▸ REQUIREMENT
The entire listing is to be repeated verbatim.

━━━ SUPPLIED MATERIAL

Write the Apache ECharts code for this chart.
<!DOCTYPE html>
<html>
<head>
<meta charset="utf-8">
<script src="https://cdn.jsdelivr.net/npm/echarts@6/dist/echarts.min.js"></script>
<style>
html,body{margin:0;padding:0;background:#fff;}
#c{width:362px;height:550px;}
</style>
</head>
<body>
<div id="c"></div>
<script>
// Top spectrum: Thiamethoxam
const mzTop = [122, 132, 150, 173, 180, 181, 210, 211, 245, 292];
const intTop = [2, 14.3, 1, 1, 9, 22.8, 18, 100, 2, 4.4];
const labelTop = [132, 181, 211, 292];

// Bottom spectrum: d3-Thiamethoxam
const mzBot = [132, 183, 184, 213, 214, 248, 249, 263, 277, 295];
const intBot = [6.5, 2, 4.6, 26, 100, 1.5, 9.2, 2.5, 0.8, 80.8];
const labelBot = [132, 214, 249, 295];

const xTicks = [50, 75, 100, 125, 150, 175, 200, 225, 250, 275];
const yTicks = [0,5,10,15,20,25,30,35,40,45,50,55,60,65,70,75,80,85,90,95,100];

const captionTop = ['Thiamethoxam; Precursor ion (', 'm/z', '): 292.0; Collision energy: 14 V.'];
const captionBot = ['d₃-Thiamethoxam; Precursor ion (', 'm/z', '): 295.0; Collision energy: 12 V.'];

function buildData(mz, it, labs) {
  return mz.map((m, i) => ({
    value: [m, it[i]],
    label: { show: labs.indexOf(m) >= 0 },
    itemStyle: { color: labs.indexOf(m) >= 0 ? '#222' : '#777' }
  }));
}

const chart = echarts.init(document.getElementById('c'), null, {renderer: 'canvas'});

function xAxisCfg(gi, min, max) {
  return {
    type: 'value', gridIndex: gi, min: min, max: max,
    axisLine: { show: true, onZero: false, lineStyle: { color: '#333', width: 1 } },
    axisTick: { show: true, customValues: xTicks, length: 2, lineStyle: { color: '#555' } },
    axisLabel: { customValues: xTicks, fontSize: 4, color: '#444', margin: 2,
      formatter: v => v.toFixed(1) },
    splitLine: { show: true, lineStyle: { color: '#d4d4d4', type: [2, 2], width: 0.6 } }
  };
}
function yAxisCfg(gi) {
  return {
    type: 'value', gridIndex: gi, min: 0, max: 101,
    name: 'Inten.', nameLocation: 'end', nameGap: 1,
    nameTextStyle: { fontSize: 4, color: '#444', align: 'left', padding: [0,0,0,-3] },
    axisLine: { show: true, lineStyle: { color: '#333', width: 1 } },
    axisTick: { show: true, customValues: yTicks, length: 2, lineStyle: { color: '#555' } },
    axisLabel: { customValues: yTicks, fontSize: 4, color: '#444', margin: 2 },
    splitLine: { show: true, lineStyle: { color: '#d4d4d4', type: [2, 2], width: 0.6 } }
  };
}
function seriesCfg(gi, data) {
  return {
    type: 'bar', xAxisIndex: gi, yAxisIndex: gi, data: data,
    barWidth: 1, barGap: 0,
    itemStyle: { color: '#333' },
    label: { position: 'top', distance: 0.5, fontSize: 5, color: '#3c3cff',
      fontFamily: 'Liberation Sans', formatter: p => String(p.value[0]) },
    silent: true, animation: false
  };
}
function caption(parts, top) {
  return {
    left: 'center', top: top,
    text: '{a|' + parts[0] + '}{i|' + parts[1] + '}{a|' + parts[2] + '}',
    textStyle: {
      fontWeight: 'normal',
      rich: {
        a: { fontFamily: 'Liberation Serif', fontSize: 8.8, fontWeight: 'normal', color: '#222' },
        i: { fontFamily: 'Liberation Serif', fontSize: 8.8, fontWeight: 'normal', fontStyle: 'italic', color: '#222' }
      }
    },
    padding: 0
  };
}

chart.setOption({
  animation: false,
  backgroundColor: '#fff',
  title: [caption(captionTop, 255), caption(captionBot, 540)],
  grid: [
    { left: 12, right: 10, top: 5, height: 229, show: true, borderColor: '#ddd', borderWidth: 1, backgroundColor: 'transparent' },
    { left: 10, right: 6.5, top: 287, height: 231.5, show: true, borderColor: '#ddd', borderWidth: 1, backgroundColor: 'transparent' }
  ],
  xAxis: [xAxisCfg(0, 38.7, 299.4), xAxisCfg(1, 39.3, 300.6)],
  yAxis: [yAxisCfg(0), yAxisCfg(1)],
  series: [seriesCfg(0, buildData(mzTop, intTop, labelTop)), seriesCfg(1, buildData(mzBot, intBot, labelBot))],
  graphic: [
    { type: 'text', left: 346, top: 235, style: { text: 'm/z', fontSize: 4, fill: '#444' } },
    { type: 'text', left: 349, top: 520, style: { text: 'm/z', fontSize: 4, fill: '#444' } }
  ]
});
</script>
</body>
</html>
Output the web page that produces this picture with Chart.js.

━━━━━━

▸ EXERCISE RESULT
Write the Apache ECharts code for this chart.
<!DOCTYPE html>
<html>
<head>
<meta charset="utf-8">
<script src="https://cdn.jsdelivr.net/npm/echarts@6/dist/echarts.min.js"></script>
<style>
html,body{margin:0;padding:0;background:#fff;}
#c{width:362px;height:550px;}
</style>
</head>
<body>
<div id="c"></div>
<script>
// Top spectrum: Thiamethoxam
const mzTop = [122, 132, 150, 173, 180, 181, 210, 211, 245, 292];
const intTop = [2, 14.3, 1, 1, 9, 22.8, 18, 100, 2, 4.4];
const labelTop = [132, 181, 211, 292];

// Bottom spectrum: d3-Thiamethoxam
const mzBot = [132, 183, 184, 213, 214, 248, 249, 263, 277, 295];
const intBot = [6.5, 2, 4.6, 26, 100, 1.5, 9.2, 2.5, 0.8, 80.8];
const labelBot = [132, 214, 249, 295];

const xTicks = [50, 75, 100, 125, 150, 175, 200, 225, 250, 275];
const yTicks = [0,5,10,15,20,25,30,35,40,45,50,55,60,65,70,75,80,85,90,95,100];

const captionTop = ['Thiamethoxam; Precursor ion (', 'm/z', '): 292.0; Collision energy: 14 V.'];
const captionBot = ['d₃-Thiamethoxam; Precursor ion (', 'm/z', '): 295.0; Collision energy: 12 V.'];

function buildData(mz, it, labs) {
  return mz.map((m, i) => ({
    value: [m, it[i]],
    label: { show: labs.indexOf(m) >= 0 },
    itemStyle: { color: labs.indexOf(m) >= 0 ? '#222' : '#777' }
  }));
}

const chart = echarts.init(document.getElementById('c'), null, {renderer: 'canvas'});

function xAxisCfg(gi, min, max) {
  return {
    type: 'value', gridIndex: gi, min: min, max: max,
    axisLine: { show: true, onZero: false, lineStyle: { color: '#333', width: 1 } },
    axisTick: { show: true, customValues: xTicks, length: 2, lineStyle: { color: '#555' } },
    axisLabel: { customValues: xTicks, fontSize: 4, color: '#444', margin: 2,
      formatter: v => v.toFixed(1) },
    splitLine: { show: true, lineStyle: { color: '#d4d4d4', type: [2, 2], width: 0.6 } }
  };
}
function yAxisCfg(gi) {
  return {
    type: 'value', gridIndex: gi, min: 0, max: 101,
    name: 'Inten.', nameLocation: 'end', nameGap: 1,
    nameTextStyle: { fontSize: 4, color: '#444', align: 'left', padding: [0,0,0,-3] },
    axisLine: { show: true, lineStyle: { color: '#333', width: 1 } },
    axisTick: { show: true, customValues: yTicks, length: 2, lineStyle: { color: '#555' } },
    axisLabel: { customValues: yTicks, fontSize: 4, color: '#444', margin: 2 },
    splitLine: { show: true, lineStyle: { color: '#d4d4d4', type: [2, 2], width: 0.6 } }
  };
}
function seriesCfg(gi, data) {
  return {
    type: 'bar', xAxisIndex: gi, yAxisIndex: gi, data: data,
    barWidth: 1, barGap: 0,
    itemStyle: { color: '#333' },
    label: { position: 'top', distance: 0.5, fontSize: 5, color: '#3c3cff',
      fontFamily: 'Liberation Sans', formatter: p => String(p.value[0]) },
    silent: true, animation: false
  };
}
function caption(parts, top) {
  return {
    left: 'center', top: top,
    text: '{a|' + parts[0] + '}{i|' + parts[1] + '}{a|' + parts[2] + '}',
    textStyle: {
      fontWeight: 'normal',
      rich: {
        a: { fontFamily: 'Liberation Serif', fontSize: 8.8, fontWeight: 'normal', color: '#222' },
        i: { fontFamily: 'Liberation Serif', fontSize: 8.8, fontWeight: 'normal', fontStyle: 'italic', color: '#222' }
      }
    },
    padding: 0
  };
}

chart.setOption({
  animation: false,
  backgroundColor: '#fff',
  title: [caption(captionTop, 255), caption(captionBot, 540)],
  grid: [
    { left: 12, right: 10, top: 5, height: 229, show: true, borderColor: '#ddd', borderWidth: 1, backgroundColor: 'transparent' },
    { left: 10, right: 6.5, top: 287, height: 231.5, show: true, borderColor: '#ddd', borderWidth: 1, backgroundColor: 'transparent' }
  ],
  xAxis: [xAxisCfg(0, 38.7, 299.4), xAxisCfg(1, 39.3, 300.6)],
  yAxis: [yAxisCfg(0), yAxisCfg(1)],
  series: [seriesCfg(0, buildData(mzTop, intTop, labelTop)), seriesCfg(1, buildData(mzBot, intBot, labelBot))],
  graphic: [
    { type: 'text', left: 346, top: 235, style: { text: 'm/z', fontSize: 4, fill: '#444' } },
    { type: 'text', left: 349, top: 520, style: { text: 'm/z', fontSize: 4, fill: '#444' } }
  ]
});
</script>
</body>
</html>
Output the web page that produces this picture with Chart.js.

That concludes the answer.